Let's see how our new coordinates relate to this:
`x1^2 + x2^2 = (r cos(theta1) cos(theta2) cos(theta3))^2 + (r sin(theta1) cos(theta2) cos(theta3))^2`
`= r^2 cos^2(theta2) cos^2(theta3) (cos^2(theta1) + sin^2(theta1))`
`= r^2 cos^2(theta2) cos^2(theta3)`

Now, add `x3^2`:
`x1^2 + x2^2 + x3^2 = r^2 cos^2(theta2) cos^2(theta3) + (r sin(theta2) cos(theta3))^2`
`= r^2 cos^2(theta3) (cos^2(theta2) + sin^2(theta2))`
`= r^2 cos^2(theta3)`

Finally, add `x4^2`:
`x1^2 + x2^2 + x3^2 + x4^2 = r^2 cos^2(theta3) + (r sin(theta3))^2`
`= r^2 (cos^2(theta3) + sin^2(theta3))`
`= r^2`

So, `x1^2 + x2^2 + x3^2 + x4^2 = r^2`. This means the condition for the 4-ball, `x1^2 + x2^2 + x3^2 + x4^2 <= a^2`, simply becomes `r^2 <= a^2`. Since `r` is like a radius, it must be positive, so `0 <= r <= a`.

Next, we need the ranges for our angles `theta1, theta2, theta3` to cover the entire 4D space without overlap.
* `theta1` works like the angle in a 2D circle, so it goes from `0` to `2*pi`.
* `theta2` and `theta3` are like "polar" angles.
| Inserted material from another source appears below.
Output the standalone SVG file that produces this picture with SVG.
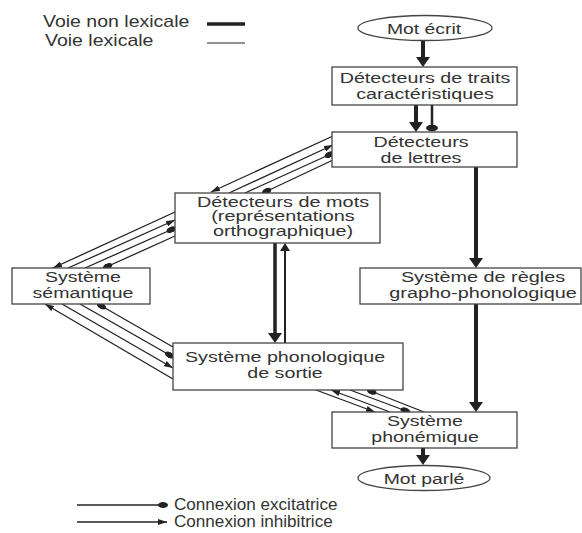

To cover all directions, they typically range from `-pi/2` to `pi/2`. (This choice ensures that `cos(theta2)` and `cos(theta3)` are positive, making sure the "radii" in the intermediate steps are positive and cover the whole space).
So, our ranges are:
`0 <= r <= a`
`0 <= theta1 <= 2*pi`
`-pi/2 <= theta2 <= pi/2`
`-pi/2 <= theta3 <= pi/2`

**2. Calculating the "Stretching Factor" (Jacobian):**
When we change variables in an integral to find volume, we need to multiply by a special "stretching factor" called the Jacobian determinant. For these types of spherical coordinates, we can think of it like building up the dimensions:
* Imagine the `x1, x2` part: `x1 = (R_alpha) cos(theta1)`, `x2 = (R_alpha) sin(theta1)`. The "radius" here is `R_alpha = r cos(theta2) cos(theta3)`. The "stretching" from `d(theta1)` is `R_alpha`.
* Now imagine combining `x3` with `R_alpha`: `x3 = (R_beta) sin(theta2)`. And `R_alpha = (R_beta) cos(theta2)`. The "radius" here is `R_beta = r cos(theta3)`. The "stretching" from `d(theta2)` is `R_beta`.
* Finally, combine `x4` with `R_beta`: `x4 = r sin(theta3)`. And `R_beta = r cos(theta3)`. The "radius" here is `r`. The "stretching" from `d(theta3)` is `r`.

So, the total "stretching factor" (Jacobian determinant) for `dV = dx1 dx2 dx3 dx4` in terms of `dr d(theta1) d(theta2) d(theta3)` is the product of these radii:
`J = (r cos(theta2) cos(theta3)) * (r cos(theta3)) * r`
`J = r^3 cos(theta2) cos^2(theta3)`

**3. Setting up and Solving the Integral:**
The total volume `V` is found by integrating this Jacobian over all the ranges we found:
`V = ∫ (from 0 to a) ∫ (from 0 to 2pi) ∫ (from -pi/2 to pi/2) ∫ (from -pi/2 to pi/2) [r^3 cos(theta2) cos^2(theta3)] d(theta3) d(theta2) d(theta1) dr`

Since all the parts are multiplied and their ranges are independent, we can split this into four separate integrals:
* **Integral for `r`:**
`∫ (from 0 to a) r^3 dr = [r^4 / 4] (from 0 to a) = a^4 / 4`
* **Integral for `theta1`:**
`∫ (from 0 to 2pi) 1 d(theta1) = [theta1] (from 0 to 2pi) = 2*pi - 0 = 2*pi`
* **Integral for `theta2`:**
`∫ (from -pi/2 to pi/2) cos(theta2) d(theta2) = [sin(theta2)] (from -pi/2 to pi/2)`
`= sin(pi/2) - sin(-pi/2) = 1 - (-1) = 2`
* **Integral for `theta3`:**
`∫ (from -pi/2 to pi/2) cos^2(theta3) d(theta3)`
We can use the identity `cos^2(x) = (1 + cos(2x)) / 2`:
`= ∫ (from -pi/2 to pi/2) (1/2 + 1/2 cos(2*theta3)) d(theta3)`
`= [1/2 * theta3 + 1/4 * sin(2*theta3)] (from -pi/2 to pi/2)`
`= (1/2 * (pi/2) + 1/4 * sin(2*pi/2)) - (1/2 * (-pi/2) + 1/4 * sin(2*(-pi/2)))`
`= (pi/4 + 1/4 * sin(pi)) - (-pi/4 + 1/4 * sin(-pi))`
`= (pi/4 + 0) - (-pi/4 + 0) = pi/4 + pi/4 = pi/2`

**4. Multiplying all the results:**
Now, we multiply the results of each integral to get the total volume:
`V = (a^4 / 4) * (2*pi) * (2) * (pi/2)`
`V = (a^4 / 4) * (4*pi) * (pi/2)`
`V = a^4 * pi * (pi/2)`
`V = (pi^2 / 2) * a^4`

And that's the volume of the 4-ball! Isn't that neat?